EXERCISE INSTRUCTIONS:
Return only the lines between the line holding "What Plotly.js code" and the line holding "const yTickTextA = ['0','0.2','0.4','0.6','0.8'];", the two boundary lines included, exactly as they appear.

EXERCISE DATA:
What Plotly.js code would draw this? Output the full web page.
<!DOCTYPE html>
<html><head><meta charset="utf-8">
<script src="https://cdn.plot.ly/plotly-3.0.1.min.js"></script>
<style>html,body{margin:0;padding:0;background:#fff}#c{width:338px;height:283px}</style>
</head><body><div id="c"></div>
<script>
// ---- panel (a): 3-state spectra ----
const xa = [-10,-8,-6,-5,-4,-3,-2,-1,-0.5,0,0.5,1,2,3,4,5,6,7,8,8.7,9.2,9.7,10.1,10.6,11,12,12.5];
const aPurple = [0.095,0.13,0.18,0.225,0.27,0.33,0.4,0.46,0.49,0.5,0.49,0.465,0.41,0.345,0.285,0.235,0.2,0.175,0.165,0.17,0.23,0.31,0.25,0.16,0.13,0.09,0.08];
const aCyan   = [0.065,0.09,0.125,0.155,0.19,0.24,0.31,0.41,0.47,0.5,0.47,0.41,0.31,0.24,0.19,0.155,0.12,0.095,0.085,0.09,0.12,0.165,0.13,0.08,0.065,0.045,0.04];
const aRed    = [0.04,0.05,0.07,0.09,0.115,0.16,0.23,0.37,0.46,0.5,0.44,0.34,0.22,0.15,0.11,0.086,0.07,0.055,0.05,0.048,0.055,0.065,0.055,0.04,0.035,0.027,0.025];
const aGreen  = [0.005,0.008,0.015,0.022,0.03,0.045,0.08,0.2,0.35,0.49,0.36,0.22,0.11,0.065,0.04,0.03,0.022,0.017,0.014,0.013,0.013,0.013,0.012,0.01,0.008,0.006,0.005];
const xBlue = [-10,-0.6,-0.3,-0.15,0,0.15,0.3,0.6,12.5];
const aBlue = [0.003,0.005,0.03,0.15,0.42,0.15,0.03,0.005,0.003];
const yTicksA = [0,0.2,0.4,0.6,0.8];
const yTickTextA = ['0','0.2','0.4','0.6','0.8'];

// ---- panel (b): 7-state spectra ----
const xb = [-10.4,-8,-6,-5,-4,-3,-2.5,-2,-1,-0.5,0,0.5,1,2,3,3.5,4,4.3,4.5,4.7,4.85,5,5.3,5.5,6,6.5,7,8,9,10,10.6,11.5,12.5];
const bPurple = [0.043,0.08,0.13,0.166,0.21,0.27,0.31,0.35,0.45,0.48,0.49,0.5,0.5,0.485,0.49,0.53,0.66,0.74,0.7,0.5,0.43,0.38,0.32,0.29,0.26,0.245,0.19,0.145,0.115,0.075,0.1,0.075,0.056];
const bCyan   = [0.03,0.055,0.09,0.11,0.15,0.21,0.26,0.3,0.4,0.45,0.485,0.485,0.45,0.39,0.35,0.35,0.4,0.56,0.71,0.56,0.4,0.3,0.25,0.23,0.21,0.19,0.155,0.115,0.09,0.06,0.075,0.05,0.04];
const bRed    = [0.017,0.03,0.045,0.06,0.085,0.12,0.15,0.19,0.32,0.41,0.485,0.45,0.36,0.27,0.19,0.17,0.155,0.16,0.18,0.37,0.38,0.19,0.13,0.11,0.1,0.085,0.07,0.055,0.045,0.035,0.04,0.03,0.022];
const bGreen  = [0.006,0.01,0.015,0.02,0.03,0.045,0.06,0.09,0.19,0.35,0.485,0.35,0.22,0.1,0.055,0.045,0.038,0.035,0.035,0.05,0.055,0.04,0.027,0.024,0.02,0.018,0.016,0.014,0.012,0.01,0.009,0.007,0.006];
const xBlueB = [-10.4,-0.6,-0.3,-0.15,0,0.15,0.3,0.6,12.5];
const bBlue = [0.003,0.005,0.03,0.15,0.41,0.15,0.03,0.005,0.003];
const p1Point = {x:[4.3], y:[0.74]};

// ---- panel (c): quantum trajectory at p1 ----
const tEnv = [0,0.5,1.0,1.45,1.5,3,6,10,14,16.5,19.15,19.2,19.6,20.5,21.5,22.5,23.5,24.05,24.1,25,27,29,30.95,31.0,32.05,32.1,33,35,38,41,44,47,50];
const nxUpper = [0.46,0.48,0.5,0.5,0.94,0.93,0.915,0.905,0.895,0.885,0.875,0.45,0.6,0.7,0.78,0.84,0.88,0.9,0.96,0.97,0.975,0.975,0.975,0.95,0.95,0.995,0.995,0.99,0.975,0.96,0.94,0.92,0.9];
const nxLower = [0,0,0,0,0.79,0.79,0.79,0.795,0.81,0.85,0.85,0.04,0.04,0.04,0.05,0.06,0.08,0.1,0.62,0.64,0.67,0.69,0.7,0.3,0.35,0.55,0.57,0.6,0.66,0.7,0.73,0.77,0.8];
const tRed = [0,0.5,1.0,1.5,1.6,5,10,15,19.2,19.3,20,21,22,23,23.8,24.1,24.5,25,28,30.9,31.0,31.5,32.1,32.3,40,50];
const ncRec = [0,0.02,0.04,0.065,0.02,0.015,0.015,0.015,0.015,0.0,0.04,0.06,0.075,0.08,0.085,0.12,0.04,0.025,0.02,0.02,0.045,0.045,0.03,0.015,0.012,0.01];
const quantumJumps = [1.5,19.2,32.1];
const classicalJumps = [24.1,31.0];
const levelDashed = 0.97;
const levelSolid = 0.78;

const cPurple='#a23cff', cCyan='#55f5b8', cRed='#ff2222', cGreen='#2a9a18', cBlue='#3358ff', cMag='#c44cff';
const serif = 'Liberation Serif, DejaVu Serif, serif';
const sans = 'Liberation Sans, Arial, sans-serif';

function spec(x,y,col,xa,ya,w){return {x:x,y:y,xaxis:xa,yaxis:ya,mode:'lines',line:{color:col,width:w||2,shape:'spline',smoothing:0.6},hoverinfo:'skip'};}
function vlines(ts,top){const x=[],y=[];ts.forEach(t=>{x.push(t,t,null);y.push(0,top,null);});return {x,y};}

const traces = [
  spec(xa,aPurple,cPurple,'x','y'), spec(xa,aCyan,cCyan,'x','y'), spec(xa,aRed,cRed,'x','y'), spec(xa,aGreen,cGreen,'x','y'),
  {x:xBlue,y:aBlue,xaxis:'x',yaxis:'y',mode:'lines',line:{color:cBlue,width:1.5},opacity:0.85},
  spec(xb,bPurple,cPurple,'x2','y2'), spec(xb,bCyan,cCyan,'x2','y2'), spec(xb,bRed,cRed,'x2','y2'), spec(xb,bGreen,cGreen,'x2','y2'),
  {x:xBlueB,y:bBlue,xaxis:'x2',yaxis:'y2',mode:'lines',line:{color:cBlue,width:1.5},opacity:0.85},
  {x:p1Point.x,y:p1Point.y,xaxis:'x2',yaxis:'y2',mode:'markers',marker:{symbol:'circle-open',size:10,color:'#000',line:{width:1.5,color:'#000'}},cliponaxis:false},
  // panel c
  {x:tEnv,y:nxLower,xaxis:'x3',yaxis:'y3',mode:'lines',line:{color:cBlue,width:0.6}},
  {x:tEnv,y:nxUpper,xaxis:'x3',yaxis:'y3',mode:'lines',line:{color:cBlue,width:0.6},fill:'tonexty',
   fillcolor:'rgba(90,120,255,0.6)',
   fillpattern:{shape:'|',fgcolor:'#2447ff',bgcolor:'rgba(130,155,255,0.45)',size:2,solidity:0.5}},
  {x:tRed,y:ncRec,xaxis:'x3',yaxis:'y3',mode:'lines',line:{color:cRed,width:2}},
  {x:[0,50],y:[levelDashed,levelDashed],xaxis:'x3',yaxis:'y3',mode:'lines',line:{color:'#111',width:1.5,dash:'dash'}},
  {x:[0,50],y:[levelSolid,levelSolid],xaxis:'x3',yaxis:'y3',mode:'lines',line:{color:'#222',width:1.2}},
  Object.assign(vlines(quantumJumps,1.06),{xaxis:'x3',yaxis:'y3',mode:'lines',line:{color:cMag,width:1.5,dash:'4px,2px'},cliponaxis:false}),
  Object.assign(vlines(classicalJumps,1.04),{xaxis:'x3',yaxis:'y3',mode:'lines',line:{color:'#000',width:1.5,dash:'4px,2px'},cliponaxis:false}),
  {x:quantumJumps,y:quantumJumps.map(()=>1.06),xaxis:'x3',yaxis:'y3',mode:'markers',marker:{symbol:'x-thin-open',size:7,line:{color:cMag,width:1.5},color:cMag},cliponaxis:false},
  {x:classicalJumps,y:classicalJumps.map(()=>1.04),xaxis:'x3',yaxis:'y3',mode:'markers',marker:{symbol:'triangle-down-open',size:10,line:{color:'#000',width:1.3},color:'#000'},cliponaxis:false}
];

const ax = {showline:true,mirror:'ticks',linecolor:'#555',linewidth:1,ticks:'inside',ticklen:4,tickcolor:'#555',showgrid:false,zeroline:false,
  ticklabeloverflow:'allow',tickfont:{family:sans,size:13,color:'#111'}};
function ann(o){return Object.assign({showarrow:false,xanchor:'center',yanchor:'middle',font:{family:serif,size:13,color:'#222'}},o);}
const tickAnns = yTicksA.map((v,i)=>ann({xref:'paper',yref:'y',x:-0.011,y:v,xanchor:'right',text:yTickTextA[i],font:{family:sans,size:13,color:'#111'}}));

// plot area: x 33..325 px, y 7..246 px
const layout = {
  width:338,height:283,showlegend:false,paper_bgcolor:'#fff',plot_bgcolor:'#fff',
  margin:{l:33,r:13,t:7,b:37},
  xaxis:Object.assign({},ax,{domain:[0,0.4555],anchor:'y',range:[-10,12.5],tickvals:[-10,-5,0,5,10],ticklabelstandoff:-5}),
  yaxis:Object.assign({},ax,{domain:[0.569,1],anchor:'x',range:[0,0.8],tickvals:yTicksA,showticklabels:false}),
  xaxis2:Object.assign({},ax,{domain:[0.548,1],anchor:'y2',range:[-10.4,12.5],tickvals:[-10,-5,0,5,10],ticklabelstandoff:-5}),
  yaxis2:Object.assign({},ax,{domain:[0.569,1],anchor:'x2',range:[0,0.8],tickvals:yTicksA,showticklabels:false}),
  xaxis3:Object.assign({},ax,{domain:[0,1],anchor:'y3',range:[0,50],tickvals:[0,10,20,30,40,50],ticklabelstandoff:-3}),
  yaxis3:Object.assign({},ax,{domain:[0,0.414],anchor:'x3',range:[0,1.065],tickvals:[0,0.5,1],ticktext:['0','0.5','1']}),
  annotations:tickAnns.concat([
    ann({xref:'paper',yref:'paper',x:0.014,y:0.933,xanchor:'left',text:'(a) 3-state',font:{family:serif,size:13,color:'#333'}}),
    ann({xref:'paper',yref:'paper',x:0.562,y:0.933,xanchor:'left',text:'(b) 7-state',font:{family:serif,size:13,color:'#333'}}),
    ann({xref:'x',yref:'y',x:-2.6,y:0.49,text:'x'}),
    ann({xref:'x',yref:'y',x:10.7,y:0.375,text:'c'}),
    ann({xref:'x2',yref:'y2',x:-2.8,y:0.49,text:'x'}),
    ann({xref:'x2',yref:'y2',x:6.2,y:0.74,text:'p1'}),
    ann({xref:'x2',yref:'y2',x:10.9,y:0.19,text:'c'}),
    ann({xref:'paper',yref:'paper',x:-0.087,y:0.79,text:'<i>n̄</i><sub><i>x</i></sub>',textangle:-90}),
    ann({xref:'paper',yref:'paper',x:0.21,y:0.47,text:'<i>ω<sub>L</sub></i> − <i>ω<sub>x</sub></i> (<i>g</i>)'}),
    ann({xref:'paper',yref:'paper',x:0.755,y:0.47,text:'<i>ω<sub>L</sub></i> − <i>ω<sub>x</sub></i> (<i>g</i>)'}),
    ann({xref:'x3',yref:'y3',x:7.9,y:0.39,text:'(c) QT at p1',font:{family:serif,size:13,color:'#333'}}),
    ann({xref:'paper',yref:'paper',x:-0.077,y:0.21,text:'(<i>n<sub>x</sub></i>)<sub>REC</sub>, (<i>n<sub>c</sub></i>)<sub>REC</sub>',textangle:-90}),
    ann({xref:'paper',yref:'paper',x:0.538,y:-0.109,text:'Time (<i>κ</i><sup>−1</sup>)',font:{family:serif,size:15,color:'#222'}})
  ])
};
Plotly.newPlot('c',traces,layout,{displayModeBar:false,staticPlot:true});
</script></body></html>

...

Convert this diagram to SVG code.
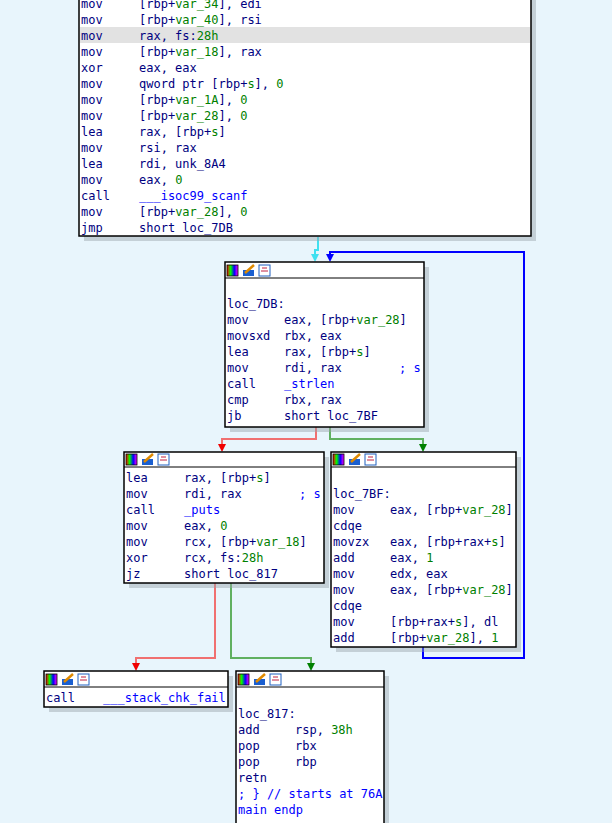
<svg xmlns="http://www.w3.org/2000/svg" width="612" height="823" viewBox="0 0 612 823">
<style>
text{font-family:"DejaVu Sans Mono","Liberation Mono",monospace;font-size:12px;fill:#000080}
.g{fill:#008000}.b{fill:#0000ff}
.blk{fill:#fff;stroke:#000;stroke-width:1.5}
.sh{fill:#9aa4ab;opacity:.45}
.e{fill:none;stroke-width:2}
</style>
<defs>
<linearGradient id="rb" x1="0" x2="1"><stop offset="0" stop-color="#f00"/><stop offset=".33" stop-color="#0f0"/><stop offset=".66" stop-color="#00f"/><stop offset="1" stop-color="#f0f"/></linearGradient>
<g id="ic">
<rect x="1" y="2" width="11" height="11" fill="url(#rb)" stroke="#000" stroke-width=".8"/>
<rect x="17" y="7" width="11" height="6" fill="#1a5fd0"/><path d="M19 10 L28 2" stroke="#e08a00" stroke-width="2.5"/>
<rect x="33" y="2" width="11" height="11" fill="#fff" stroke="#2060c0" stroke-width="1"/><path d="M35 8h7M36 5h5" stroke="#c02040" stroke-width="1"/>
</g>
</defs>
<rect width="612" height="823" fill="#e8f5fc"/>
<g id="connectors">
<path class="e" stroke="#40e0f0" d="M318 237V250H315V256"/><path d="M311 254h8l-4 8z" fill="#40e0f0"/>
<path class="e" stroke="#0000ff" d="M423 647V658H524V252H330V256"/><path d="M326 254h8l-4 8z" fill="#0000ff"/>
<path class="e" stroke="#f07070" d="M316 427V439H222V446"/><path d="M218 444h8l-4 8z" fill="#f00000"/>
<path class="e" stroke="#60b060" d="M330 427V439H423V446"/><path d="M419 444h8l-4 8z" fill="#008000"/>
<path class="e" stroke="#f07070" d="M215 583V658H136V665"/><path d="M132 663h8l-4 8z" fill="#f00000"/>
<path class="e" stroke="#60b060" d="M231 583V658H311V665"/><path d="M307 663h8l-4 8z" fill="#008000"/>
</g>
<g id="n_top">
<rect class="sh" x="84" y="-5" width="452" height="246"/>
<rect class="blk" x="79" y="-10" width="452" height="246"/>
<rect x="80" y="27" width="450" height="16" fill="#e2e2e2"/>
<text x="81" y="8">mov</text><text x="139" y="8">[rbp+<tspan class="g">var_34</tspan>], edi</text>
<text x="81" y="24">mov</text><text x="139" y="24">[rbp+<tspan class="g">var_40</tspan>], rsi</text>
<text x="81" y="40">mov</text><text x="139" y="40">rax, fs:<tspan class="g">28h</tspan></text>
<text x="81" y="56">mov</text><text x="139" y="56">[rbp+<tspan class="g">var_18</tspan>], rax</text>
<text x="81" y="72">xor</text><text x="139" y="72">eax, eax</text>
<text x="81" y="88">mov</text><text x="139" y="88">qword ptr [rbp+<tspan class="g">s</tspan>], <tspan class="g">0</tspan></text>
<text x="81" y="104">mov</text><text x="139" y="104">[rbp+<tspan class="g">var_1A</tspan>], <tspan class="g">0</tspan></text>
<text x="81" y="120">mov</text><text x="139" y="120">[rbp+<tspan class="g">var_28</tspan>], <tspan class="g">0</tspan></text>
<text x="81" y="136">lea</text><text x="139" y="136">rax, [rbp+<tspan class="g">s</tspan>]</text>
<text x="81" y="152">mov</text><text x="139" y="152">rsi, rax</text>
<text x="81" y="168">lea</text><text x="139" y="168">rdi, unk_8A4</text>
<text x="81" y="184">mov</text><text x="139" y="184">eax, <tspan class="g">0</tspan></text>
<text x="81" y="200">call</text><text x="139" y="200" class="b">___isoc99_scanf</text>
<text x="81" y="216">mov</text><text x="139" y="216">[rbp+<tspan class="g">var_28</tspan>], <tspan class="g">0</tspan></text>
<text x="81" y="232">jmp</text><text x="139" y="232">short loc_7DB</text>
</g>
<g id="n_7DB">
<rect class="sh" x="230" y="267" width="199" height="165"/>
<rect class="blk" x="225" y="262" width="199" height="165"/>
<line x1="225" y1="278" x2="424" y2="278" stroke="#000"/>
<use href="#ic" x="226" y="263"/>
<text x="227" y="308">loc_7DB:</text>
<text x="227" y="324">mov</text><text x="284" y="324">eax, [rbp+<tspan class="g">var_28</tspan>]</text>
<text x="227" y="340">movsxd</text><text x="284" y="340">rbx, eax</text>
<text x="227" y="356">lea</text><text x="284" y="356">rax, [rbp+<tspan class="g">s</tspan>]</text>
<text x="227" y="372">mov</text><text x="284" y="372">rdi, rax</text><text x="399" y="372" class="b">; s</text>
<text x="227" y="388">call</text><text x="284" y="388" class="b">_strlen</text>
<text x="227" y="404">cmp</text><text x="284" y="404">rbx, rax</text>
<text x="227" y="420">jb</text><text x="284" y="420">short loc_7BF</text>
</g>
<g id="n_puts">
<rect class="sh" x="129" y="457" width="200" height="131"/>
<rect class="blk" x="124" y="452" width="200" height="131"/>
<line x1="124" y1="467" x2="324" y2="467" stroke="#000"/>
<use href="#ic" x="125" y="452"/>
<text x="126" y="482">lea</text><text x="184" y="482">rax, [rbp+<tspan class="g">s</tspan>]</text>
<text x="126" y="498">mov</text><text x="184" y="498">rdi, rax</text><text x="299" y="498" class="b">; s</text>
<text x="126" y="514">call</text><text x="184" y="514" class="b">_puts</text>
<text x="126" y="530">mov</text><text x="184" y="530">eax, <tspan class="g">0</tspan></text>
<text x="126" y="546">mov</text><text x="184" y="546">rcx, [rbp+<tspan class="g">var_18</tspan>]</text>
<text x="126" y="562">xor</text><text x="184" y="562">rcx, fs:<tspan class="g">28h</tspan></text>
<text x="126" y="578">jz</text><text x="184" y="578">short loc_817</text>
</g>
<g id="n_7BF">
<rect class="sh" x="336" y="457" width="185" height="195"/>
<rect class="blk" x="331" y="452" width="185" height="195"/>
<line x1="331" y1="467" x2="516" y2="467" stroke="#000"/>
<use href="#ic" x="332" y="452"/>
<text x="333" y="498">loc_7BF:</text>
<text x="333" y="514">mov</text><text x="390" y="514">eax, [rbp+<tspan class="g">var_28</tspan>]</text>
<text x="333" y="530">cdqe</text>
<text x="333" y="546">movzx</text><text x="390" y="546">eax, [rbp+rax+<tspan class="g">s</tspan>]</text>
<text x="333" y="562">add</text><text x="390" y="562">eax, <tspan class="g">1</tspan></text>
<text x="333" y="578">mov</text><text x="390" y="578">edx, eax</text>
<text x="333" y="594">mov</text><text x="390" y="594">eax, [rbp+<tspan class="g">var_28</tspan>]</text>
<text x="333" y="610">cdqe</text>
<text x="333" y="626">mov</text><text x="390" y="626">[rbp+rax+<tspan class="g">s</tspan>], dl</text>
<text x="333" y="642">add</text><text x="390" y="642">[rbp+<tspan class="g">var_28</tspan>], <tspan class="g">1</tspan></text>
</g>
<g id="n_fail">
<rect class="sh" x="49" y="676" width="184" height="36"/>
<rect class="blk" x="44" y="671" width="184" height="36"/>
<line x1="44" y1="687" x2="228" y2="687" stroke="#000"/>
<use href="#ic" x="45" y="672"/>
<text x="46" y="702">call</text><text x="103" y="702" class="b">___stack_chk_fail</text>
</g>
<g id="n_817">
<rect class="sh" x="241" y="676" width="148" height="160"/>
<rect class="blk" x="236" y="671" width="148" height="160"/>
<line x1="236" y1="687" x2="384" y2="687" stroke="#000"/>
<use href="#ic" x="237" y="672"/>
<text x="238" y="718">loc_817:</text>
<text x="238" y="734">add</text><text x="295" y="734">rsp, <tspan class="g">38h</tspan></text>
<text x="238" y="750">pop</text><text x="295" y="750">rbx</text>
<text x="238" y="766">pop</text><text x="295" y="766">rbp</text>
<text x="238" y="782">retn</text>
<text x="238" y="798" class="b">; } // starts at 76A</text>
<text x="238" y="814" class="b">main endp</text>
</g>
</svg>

--

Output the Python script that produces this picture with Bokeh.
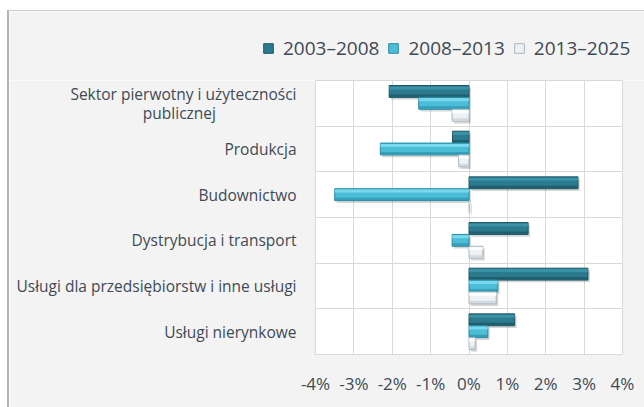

TASK RESPONSE:
What Plotly.js code would draw this? Output the full web page.
<!DOCTYPE html>
<html><head><meta charset="utf-8">
<script src="https://cdn.plot.ly/plotly-3.0.1.min.js"></script>
<style>html,body{margin:0;padding:0;background:#fff}#c{width:338px;height:283px}</style>
</head><body><div id="c"></div>
<script>
// ---- panel (a): 3-state spectra ----
const xa = [-10,-8,-6,-5,-4,-3,-2,-1,-0.5,0,0.5,1,2,3,4,5,6,7,8,8.7,9.2,9.7,10.1,10.6,11,12,12.5];
const aPurple = [0.095,0.13,0.18,0.225,0.27,0.33,0.4,0.46,0.49,0.5,0.49,0.465,0.41,0.345,0.285,0.235,0.2,0.175,0.165,0.17,0.23,0.31,0.25,0.16,0.13,0.09,0.08];
const aCyan   = [0.065,0.09,0.125,0.155,0.19,0.24,0.31,0.41,0.47,0.5,0.47,0.41,0.31,0.24,0.19,0.155,0.12,0.095,0.085,0.09,0.12,0.165,0.13,0.08,0.065,0.045,0.04];
const aRed    = [0.04,0.05,0.07,0.09,0.115,0.16,0.23,0.37,0.46,0.5,0.44,0.34,0.22,0.15,0.11,0.086,0.07,0.055,0.05,0.048,0.055,0.065,0.055,0.04,0.035,0.027,0.025];
const aGreen  = [0.005,0.008,0.015,0.022,0.03,0.045,0.08,0.2,0.35,0.49,0.36,0.22,0.11,0.065,0.04,0.03,0.022,0.017,0.014,0.013,0.013,0.013,0.012,0.01,0.008,0.006,0.005];
const xBlue = [-10,-0.6,-0.3,-0.15,0,0.15,0.3,0.6,12.5];
const aBlue = [0.003,0.005,0.03,0.15,0.42,0.15,0.03,0.005,0.003];
const yTicksA = [0,0.2,0.4,0.6,0.8];
const yTickTextA = ['0','0.2','0.4','0.6','0.8'];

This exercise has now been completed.